↓↓↓

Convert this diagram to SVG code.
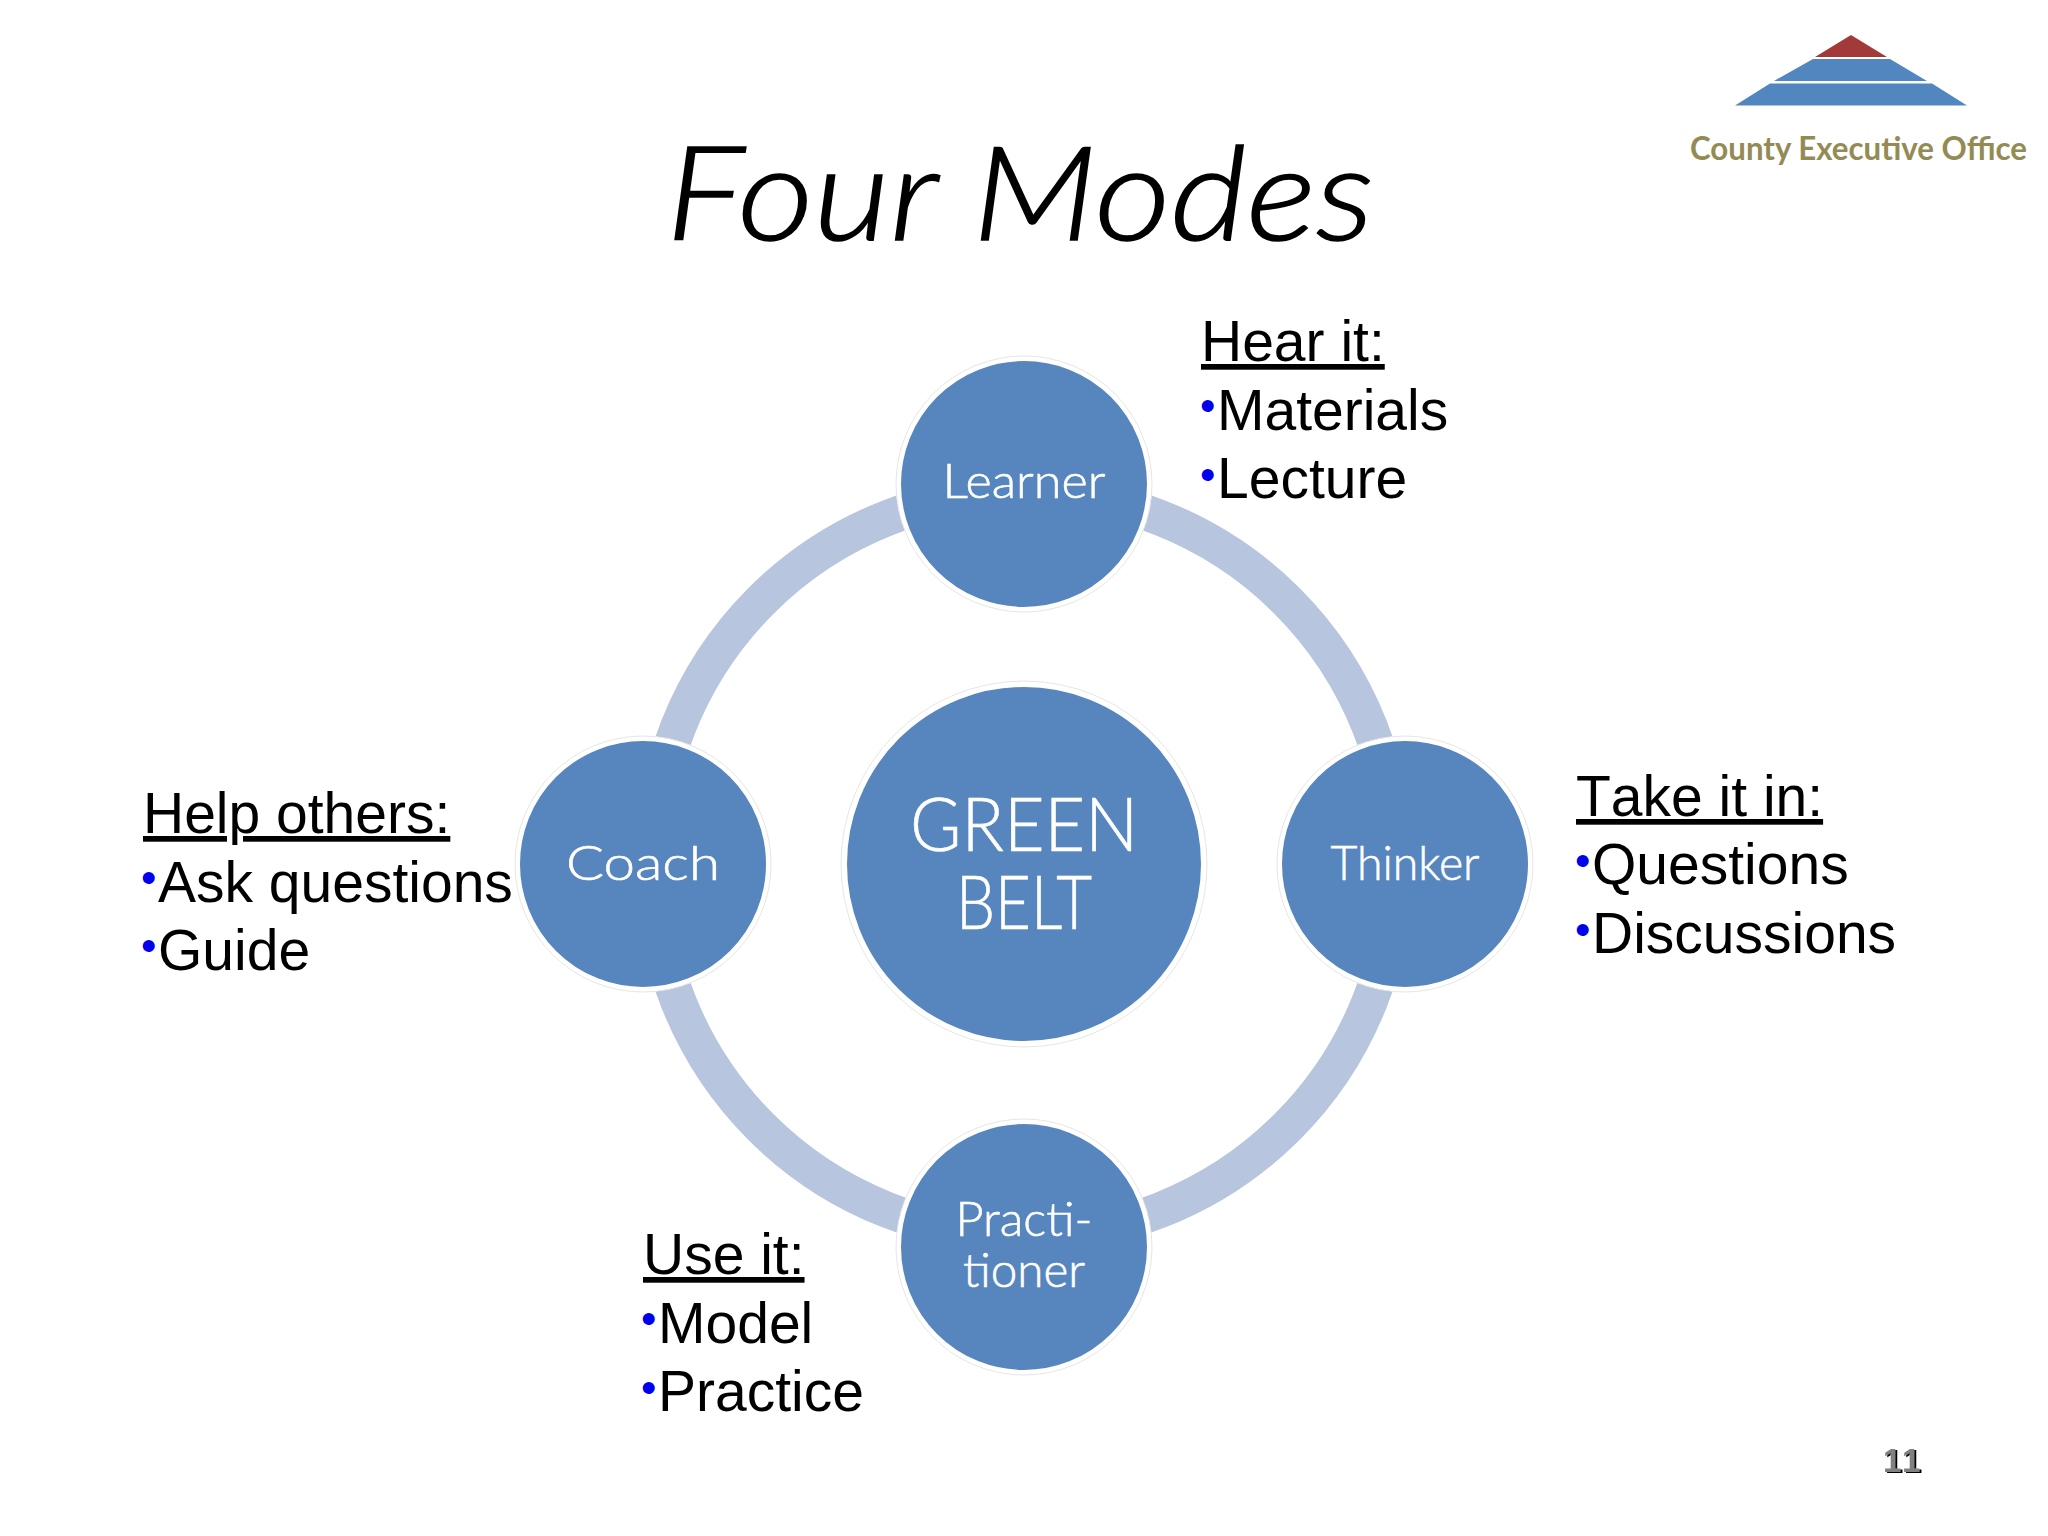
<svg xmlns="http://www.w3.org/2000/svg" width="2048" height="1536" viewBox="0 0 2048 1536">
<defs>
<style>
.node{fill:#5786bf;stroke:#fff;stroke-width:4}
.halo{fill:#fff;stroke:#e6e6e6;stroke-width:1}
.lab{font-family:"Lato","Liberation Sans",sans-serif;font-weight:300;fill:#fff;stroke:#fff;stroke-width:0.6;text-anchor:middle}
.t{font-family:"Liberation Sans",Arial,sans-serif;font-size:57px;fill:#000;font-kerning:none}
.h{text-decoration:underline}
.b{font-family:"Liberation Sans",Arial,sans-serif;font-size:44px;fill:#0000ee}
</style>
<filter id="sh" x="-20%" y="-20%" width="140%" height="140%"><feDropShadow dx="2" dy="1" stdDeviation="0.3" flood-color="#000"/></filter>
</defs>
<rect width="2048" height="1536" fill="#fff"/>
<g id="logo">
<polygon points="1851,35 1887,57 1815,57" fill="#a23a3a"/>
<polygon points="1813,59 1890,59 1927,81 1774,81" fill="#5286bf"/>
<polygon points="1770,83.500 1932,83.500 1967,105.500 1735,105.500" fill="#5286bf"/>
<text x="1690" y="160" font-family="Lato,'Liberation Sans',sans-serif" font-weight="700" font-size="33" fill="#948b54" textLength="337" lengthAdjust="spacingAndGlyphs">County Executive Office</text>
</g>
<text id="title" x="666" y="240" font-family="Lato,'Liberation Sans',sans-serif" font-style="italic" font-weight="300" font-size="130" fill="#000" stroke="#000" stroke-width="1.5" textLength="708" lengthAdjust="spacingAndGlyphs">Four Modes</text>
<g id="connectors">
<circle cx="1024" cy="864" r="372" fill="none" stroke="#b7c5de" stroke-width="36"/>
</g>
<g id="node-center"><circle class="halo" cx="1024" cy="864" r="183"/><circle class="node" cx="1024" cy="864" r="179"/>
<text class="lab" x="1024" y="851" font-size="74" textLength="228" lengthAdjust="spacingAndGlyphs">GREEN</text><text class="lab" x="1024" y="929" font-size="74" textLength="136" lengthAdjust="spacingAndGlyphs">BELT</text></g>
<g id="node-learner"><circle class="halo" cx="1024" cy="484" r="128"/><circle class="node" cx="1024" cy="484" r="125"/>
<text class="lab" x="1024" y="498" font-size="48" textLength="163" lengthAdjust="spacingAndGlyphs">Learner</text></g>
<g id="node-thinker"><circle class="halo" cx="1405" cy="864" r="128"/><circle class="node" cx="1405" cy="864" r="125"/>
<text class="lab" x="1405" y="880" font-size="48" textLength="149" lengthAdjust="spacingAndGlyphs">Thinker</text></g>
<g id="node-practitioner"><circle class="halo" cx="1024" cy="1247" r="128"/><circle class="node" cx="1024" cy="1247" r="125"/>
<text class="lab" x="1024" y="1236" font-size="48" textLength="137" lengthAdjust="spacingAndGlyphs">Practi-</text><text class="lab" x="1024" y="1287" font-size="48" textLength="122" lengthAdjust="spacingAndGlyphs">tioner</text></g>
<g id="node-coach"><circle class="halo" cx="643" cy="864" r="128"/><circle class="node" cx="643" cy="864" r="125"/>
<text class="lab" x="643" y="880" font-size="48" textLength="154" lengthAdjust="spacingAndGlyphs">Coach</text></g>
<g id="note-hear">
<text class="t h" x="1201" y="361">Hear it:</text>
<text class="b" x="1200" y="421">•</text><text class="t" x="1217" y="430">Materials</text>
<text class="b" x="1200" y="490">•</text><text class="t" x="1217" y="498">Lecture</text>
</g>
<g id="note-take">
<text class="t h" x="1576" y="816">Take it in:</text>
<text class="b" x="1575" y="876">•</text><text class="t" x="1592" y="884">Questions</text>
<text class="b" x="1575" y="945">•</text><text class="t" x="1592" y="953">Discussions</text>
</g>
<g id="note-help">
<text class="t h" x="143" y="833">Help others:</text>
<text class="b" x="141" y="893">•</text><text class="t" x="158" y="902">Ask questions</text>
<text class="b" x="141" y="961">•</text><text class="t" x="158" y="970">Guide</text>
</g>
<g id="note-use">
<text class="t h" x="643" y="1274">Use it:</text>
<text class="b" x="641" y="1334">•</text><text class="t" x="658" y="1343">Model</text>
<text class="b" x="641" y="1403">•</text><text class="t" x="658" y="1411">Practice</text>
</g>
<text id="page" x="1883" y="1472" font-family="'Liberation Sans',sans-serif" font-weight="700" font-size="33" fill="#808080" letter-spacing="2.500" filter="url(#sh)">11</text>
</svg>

↑↑↑

## Directions
Using the data above, write out every line exactly, leaving the images behind.

## Complete answer
Convert this diagram to SVG code.
<svg xmlns="http://www.w3.org/2000/svg" width="2048" height="1536" viewBox="0 0 2048 1536">
<defs>
<style>
.node{fill:#5786bf;stroke:#fff;stroke-width:4}
.halo{fill:#fff;stroke:#e6e6e6;stroke-width:1}
.lab{font-family:"Lato","Liberation Sans",sans-serif;font-weight:300;fill:#fff;stroke:#fff;stroke-width:0.6;text-anchor:middle}
.t{font-family:"Liberation Sans",Arial,sans-serif;font-size:57px;fill:#000;font-kerning:none}
.h{text-decoration:underline}
.b{font-family:"Liberation Sans",Arial,sans-serif;font-size:44px;fill:#0000ee}
</style>
<filter id="sh" x="-20%" y="-20%" width="140%" height="140%"><feDropShadow dx="2" dy="1" stdDeviation="0.3" flood-color="#000"/></filter>
</defs>
<rect width="2048" height="1536" fill="#fff"/>
<g id="logo">
<polygon points="1851,35 1887,57 1815,57" fill="#a23a3a"/>
<polygon points="1813,59 1890,59 1927,81 1774,81" fill="#5286bf"/>
<polygon points="1770,83.500 1932,83.500 1967,105.500 1735,105.500" fill="#5286bf"/>
<text x="1690" y="160" font-family="Lato,'Liberation Sans',sans-serif" font-weight="700" font-size="33" fill="#948b54" textLength="337" lengthAdjust="spacingAndGlyphs">County Executive Office</text>
</g>
<text id="title" x="666" y="240" font-family="Lato,'Liberation Sans',sans-serif" font-style="italic" font-weight="300" font-size="130" fill="#000" stroke="#000" stroke-width="1.5" textLength="708" lengthAdjust="spacingAndGlyphs">Four Modes</text>
<g id="connectors">
<circle cx="1024" cy="864" r="372" fill="none" stroke="#b7c5de" stroke-width="36"/>
</g>
<g id="node-center"><circle class="halo" cx="1024" cy="864" r="183"/><circle class="node" cx="1024" cy="864" r="179"/>
<text class="lab" x="1024" y="851" font-size="74" textLength="228" lengthAdjust="spacingAndGlyphs">GREEN</text><text class="lab" x="1024" y="929" font-size="74" textLength="136" lengthAdjust="spacingAndGlyphs">BELT</text></g>
<g id="node-learner"><circle class="halo" cx="1024" cy="484" r="128"/><circle class="node" cx="1024" cy="484" r="125"/>
<text class="lab" x="1024" y="498" font-size="48" textLength="163" lengthAdjust="spacingAndGlyphs">Learner</text></g>
<g id="node-thinker"><circle class="halo" cx="1405" cy="864" r="128"/><circle class="node" cx="1405" cy="864" r="125"/>
<text class="lab" x="1405" y="880" font-size="48" textLength="149" lengthAdjust="spacingAndGlyphs">Thinker</text></g>
<g id="node-practitioner"><circle class="halo" cx="1024" cy="1247" r="128"/><circle class="node" cx="1024" cy="1247" r="125"/>
<text class="lab" x="1024" y="1236" font-size="48" textLength="137" lengthAdjust="spacingAndGlyphs">Practi-</text><text class="lab" x="1024" y="1287" font-size="48" textLength="122" lengthAdjust="spacingAndGlyphs">tioner</text></g>
<g id="node-coach"><circle class="halo" cx="643" cy="864" r="128"/><circle class="node" cx="643" cy="864" r="125"/>
<text class="lab" x="643" y="880" font-size="48" textLength="154" lengthAdjust="spacingAndGlyphs">Coach</text></g>
<g id="note-hear">
<text class="t h" x="1201" y="361">Hear it:</text>
<text class="b" x="1200" y="421">•</text><text class="t" x="1217" y="430">Materials</text>
<text class="b" x="1200" y="490">•</text><text class="t" x="1217" y="498">Lecture</text>
</g>
<g id="note-take">
<text class="t h" x="1576" y="816">Take it in:</text>
<text class="b" x="1575" y="876">•</text><text class="t" x="1592" y="884">Questions</text>
<text class="b" x="1575" y="945">•</text><text class="t" x="1592" y="953">Discussions</text>
</g>
<g id="note-help">
<text class="t h" x="143" y="833">Help others:</text>
<text class="b" x="141" y="893">•</text><text class="t" x="158" y="902">Ask questions</text>
<text class="b" x="141" y="961">•</text><text class="t" x="158" y="970">Guide</text>
</g>
<g id="note-use">
<text class="t h" x="643" y="1274">Use it:</text>
<text class="b" x="641" y="1334">•</text><text class="t" x="658" y="1343">Model</text>
<text class="b" x="641" y="1403">•</text><text class="t" x="658" y="1411">Practice</text>
</g>
<text id="page" x="1883" y="1472" font-family="'Liberation Sans',sans-serif" font-weight="700" font-size="33" fill="#808080" letter-spacing="2.500" filter="url(#sh)">11</text>
</svg>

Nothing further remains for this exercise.